Here is a classic P.G. Wodehouse quote that so illustrates this misplaced focus of posturing to forge relationships:
“It is a good rule in life never to apologize. The right sort of people do not want apologies, and the wrong sort take a mean advantage of them.”
In business writing, this is not true! Apologies are important.
We often feel that an apology means we are taking responsibility for situations not caused by us. No! A good apology means we care. It shows we are responsible. It proves we value people and can be trusted.
I just learned from Tom that the rescheduling of our annual meeting affected your vacation plans. We have four new products launching next year, and these will be presented at the meeting. I’m sure the scheduling was a disappointment for you, but I know the information will be very useful for you, and we need your expertise in the field next year.
An alternative you could write is:
I am sorry the reconstruction requires your department to share printing and copying resources for the next two months. It will cause delays for you during construction, so please accommodate this in your planning. Once the construction is complete, we’ll have 40% capacity increase, so the inconvenience is well worth it.
Dear Suki:
I am sorry I missed your meeting this morning. I know I was scheduled to provide the staffing costs of your proposal, and I’m sorry I let you down.
As I mentioned when I called, my babysitter was ill and could not work, and my husband is out of town. I had to wait until my sister could arrive to babysit before I could leave for work.
I have emailed my staffing cost analysis to everyone in the meeting and explained my absence and how this data supports your proposal.

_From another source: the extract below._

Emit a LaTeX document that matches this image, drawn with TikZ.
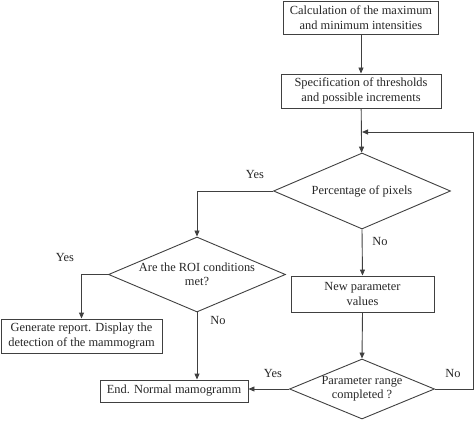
\documentclass[tikz,border=0pt]{standalone}
\usepackage{fontspec}
\setmainfont{Liberation Serif}
\usetikzlibrary{shapes.geometric,arrows.meta}

\begin{document}
\begin{tikzpicture}[x=1pt,y=-1pt,line width=0.9pt,draw=black!75,
                    >={Triangle[length=6pt,width=5pt]},
                    font=\fontsize{12.4}{14.5}\selectfont]
  \tikzstyle{every node}=[text=black!85]
  \tikzstyle{process}=[draw=black!75,rectangle,inner sep=0pt,align=center]
  \tikzstyle{decision}=[draw=black!75,diamond,inner sep=0pt,align=center]
  \tikzstyle{answer}=[inner sep=0pt]

  \useasboundingbox (0,0) rectangle (474,422);

	\node[process,minimum width=155pt,minimum height=33pt]	(calc)	at (361,17.5)	{Calculation of the maximum\\and minimum intensities};
	\node[process,minimum width=160pt,minimum height=34pt]	(spec)	at (361,91)	{Specification of thresholds\\and possible increments};
	\node[decision,minimum width=177pt,minimum height=76pt,aspect=2.33]	(pct)	at (362,191)	{Percentage of pixels};
	\node[decision,minimum width=177pt,minimum height=75pt,aspect=2.4]	(roi)	at (197,274.5)	{Are the ROI conditions\\met?};
	\node[process,minimum width=161pt,minimum height=34pt]	(report)	at (81.5,336)	{Generate report. Display the\\detection of the mammogram};
	\node[process,minimum width=143pt,minimum height=36pt]	(newpar)	at (362.5,294)	{New parameter\\values};
	\node[decision,minimum width=145pt,minimum height=60pt,aspect=2.42]	(range)	at (362,389)	{Parameter range\\completed ?};
	\node[process,minimum width=148pt,minimum height=22pt]	(end)	at (174,391)	{End. Normal mamogramm};

	\coordinate (join) at (362,132);
	\coordinate (loop) at (473,132);

	\node[answer] (yes1) at (255,175) {Yes};
	\node[answer] (no1)  at (380,242) {No};
	\node[answer] (yes2) at (65,258)  {Yes};
	\node[answer] (no2)  at (218,321) {No};
	\node[answer] (yes3) at (273,373) {Yes};
	\node[answer] (no3)  at (453,373) {No};

	\draw[->] (calc) -- (spec);
	\draw[->] (spec) -- (pct);
	\draw[->] (pct.west) -| (roi.north);
	\draw[->] (pct.south) -- (newpar.north);
	\draw[->] (roi.west) -| (report.north);
	\draw[->] (roi.south) -- (roi.south |- end.north);
	\draw[->] (newpar.south) -- (range.north);
	\draw[->] (range.west) -- (range.west -| end.east);
	\draw[->] (range.east) -| (loop) -- (join);

\end{tikzpicture}
\end{document}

If there is anything else I can do to make up for my absence at your proposal, please let me know.
Please accept my apology.
Tamara
We all want to avoid unpleasant situations, but sending a note or email indicates you take the liability seriously and are truly sorry. It conveys a sincerity that a simple phone call does not.
Dear Ashok:
I am sorry I overreacted yesterday to the news of my project team’s restructuring. I apologize for making inappropriate assumptions about your decision.
I realize since we talked that I depend on Caroline’s participation and don’t want to lose her enthusiasm and expertise on my team. You are correct that she is ready for larger company projects.
I regret my comments, and you have my promise to support the team restructure fully. Please accept my apology.
Sincerely,
Kara
I’ve heard executives say they never want to document any errors in writing, but I disagree. Instead, this documents Kara’s realization and apology, in addition to enhancing her business relationship with Ashok.
Tip: note that letter format is different than memo format.
The apology is an important and complicated part of human interactions, and as such, it has been the subject of both psychological and business research. You might find comfort in the fact that there is science behind an effective apology. Recent research out of Ohio State University identified six key elements of a strong apology:
Expression of regret
Explanation
Acknowledgment of responsibility
Declaration of repentance
Offer of repair
Request for forgiveness
These six components were tested individually and in combination through two studies to determine the most important ones. If your apology only includes one element, choose an acknowledgment of responsibility. This admission was found to be the most essential to rebuild trust. The research revealed the most potent combination of three factors includes an explanation for the offense, an acknowledgment of responsibility, and an offer of repair. Interestingly, a request for forgiveness is the least critical.
However, in the case of an apology: more is more. The researchers discovered that apologies that included more of these six components were more effective than those with fewer. For example, an expression of regret becomes more powerful with an expression of regret, an explanation, an offer of repair, and a request for forgiveness rather than a simple “I’m sorry."
In many business writing courses, I hear from clients who worry an apology shows they are weak or error-prone. Don’t fall into this insincere, power-broking writing formula. Good business communication fosters connection and relationships, not a false power dance.
Words are powerful, and a thoughtful, honest, un-obsequious apology respects both you and the recipient. It will always enhance your career.